** Start Supplied material **
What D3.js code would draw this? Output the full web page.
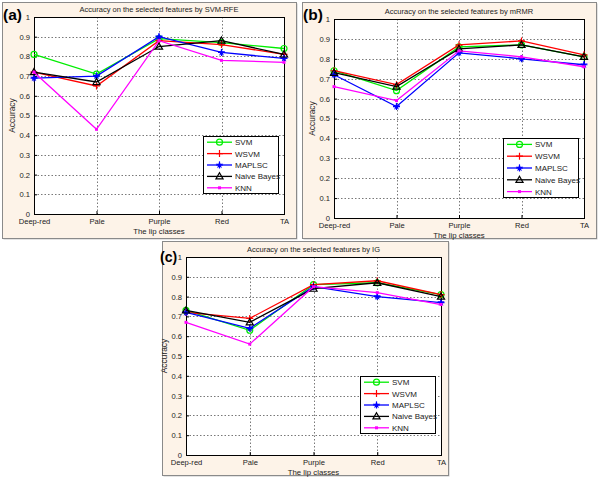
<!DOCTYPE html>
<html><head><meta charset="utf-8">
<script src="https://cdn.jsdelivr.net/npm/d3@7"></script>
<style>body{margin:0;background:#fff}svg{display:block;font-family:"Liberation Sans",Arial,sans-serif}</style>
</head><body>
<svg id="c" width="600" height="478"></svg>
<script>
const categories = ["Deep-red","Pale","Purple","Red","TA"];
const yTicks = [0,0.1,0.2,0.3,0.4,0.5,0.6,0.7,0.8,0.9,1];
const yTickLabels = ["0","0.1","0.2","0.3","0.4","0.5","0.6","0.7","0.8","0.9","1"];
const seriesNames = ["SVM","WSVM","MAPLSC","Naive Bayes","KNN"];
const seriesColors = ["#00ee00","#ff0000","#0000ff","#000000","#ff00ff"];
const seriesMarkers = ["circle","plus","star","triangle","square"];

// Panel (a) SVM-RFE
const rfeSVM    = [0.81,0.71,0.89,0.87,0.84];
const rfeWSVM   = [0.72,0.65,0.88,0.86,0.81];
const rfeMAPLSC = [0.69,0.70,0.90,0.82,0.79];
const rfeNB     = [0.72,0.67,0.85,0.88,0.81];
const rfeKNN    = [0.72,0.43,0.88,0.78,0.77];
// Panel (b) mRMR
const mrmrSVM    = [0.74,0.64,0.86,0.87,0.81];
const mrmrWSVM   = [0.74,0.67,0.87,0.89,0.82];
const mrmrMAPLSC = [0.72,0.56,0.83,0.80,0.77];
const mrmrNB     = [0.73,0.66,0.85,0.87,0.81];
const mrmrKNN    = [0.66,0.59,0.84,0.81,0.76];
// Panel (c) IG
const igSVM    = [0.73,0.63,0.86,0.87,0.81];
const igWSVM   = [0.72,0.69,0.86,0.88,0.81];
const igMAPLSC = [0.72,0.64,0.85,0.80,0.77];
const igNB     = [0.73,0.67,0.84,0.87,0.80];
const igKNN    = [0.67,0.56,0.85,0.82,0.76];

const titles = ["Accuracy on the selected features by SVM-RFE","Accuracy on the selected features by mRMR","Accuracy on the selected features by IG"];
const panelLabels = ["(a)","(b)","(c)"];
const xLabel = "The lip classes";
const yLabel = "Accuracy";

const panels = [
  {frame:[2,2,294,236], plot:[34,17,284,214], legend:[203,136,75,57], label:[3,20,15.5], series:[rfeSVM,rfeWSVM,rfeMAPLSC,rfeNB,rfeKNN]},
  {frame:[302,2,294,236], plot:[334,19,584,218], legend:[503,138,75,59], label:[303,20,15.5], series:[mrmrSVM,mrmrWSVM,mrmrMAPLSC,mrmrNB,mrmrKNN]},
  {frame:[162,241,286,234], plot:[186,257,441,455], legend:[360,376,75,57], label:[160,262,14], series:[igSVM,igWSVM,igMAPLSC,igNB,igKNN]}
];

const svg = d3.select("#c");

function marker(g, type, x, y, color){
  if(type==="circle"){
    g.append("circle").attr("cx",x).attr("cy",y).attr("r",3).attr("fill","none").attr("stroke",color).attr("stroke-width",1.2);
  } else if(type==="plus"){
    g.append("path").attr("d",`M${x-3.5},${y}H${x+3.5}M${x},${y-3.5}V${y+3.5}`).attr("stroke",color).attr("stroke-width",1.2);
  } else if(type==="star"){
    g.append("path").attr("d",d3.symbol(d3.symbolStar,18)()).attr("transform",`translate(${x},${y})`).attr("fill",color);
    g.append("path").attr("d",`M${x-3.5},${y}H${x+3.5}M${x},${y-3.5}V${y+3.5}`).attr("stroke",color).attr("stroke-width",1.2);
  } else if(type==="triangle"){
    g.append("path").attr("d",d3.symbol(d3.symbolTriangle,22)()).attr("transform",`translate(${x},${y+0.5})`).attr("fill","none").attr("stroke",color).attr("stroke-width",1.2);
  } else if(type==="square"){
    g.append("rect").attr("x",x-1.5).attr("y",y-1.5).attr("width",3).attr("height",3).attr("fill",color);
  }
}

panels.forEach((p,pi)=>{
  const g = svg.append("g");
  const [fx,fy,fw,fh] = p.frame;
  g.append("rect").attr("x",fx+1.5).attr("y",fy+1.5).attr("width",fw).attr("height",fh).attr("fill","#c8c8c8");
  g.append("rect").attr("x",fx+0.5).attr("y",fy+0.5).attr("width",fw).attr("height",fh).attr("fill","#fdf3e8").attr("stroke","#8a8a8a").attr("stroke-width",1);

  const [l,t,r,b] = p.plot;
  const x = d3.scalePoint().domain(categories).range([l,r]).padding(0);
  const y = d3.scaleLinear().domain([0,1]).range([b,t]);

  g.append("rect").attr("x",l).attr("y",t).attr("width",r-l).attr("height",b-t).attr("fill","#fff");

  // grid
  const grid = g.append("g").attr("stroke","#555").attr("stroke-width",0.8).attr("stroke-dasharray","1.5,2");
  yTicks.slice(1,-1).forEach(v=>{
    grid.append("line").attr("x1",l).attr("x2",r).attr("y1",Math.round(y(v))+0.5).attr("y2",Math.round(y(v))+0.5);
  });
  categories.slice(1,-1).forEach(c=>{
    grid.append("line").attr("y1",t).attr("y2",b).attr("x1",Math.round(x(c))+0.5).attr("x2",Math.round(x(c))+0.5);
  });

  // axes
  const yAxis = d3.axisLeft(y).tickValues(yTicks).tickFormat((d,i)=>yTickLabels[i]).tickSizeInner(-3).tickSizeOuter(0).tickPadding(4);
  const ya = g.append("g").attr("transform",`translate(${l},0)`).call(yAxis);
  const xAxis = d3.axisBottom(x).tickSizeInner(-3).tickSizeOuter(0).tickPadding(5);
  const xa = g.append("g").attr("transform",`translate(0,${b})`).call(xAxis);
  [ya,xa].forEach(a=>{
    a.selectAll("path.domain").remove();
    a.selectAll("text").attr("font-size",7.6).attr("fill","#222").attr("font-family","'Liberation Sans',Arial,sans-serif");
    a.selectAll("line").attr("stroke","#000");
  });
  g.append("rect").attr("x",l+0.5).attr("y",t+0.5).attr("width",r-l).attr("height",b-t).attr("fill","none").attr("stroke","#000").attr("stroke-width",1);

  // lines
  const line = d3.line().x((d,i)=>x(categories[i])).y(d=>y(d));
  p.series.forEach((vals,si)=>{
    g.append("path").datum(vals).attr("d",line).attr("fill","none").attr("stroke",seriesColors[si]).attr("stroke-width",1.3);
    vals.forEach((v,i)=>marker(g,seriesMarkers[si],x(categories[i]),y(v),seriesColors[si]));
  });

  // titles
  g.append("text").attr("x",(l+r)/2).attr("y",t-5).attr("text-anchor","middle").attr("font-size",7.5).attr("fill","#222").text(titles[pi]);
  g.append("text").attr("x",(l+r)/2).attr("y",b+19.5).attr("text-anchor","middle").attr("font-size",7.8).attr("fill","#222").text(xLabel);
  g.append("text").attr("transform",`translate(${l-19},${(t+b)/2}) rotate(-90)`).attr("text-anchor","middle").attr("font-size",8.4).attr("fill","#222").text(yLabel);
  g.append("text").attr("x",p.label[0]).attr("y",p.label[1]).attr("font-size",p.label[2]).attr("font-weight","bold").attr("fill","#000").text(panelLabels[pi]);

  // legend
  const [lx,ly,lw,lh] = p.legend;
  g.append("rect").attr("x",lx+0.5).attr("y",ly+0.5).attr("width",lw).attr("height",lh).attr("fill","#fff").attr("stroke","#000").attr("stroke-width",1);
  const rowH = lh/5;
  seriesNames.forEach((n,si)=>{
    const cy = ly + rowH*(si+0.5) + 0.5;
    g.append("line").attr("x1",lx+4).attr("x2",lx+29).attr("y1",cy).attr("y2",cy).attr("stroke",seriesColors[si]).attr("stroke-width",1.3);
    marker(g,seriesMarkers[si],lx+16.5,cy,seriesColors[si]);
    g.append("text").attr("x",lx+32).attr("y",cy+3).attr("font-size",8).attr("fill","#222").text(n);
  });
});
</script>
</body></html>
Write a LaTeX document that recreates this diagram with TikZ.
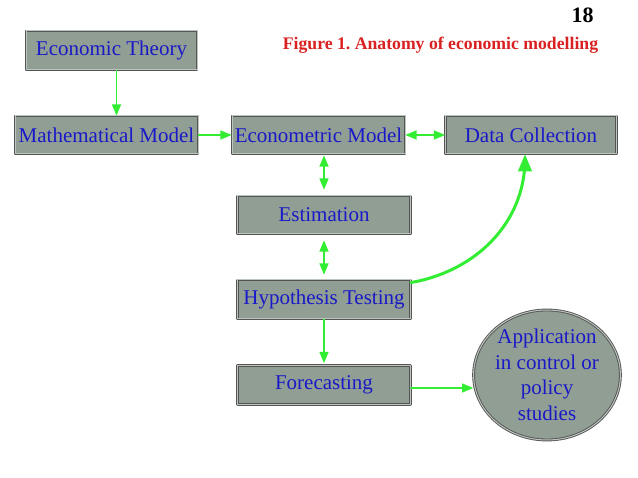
** End Supplied material **
> [Exercise]:
Gather each line in the entries above where the string "this" is found.

> [Answer in full]:
What D3.js code would draw this? Output the full web page.
Write a LaTeX document that recreates this diagram with TikZ.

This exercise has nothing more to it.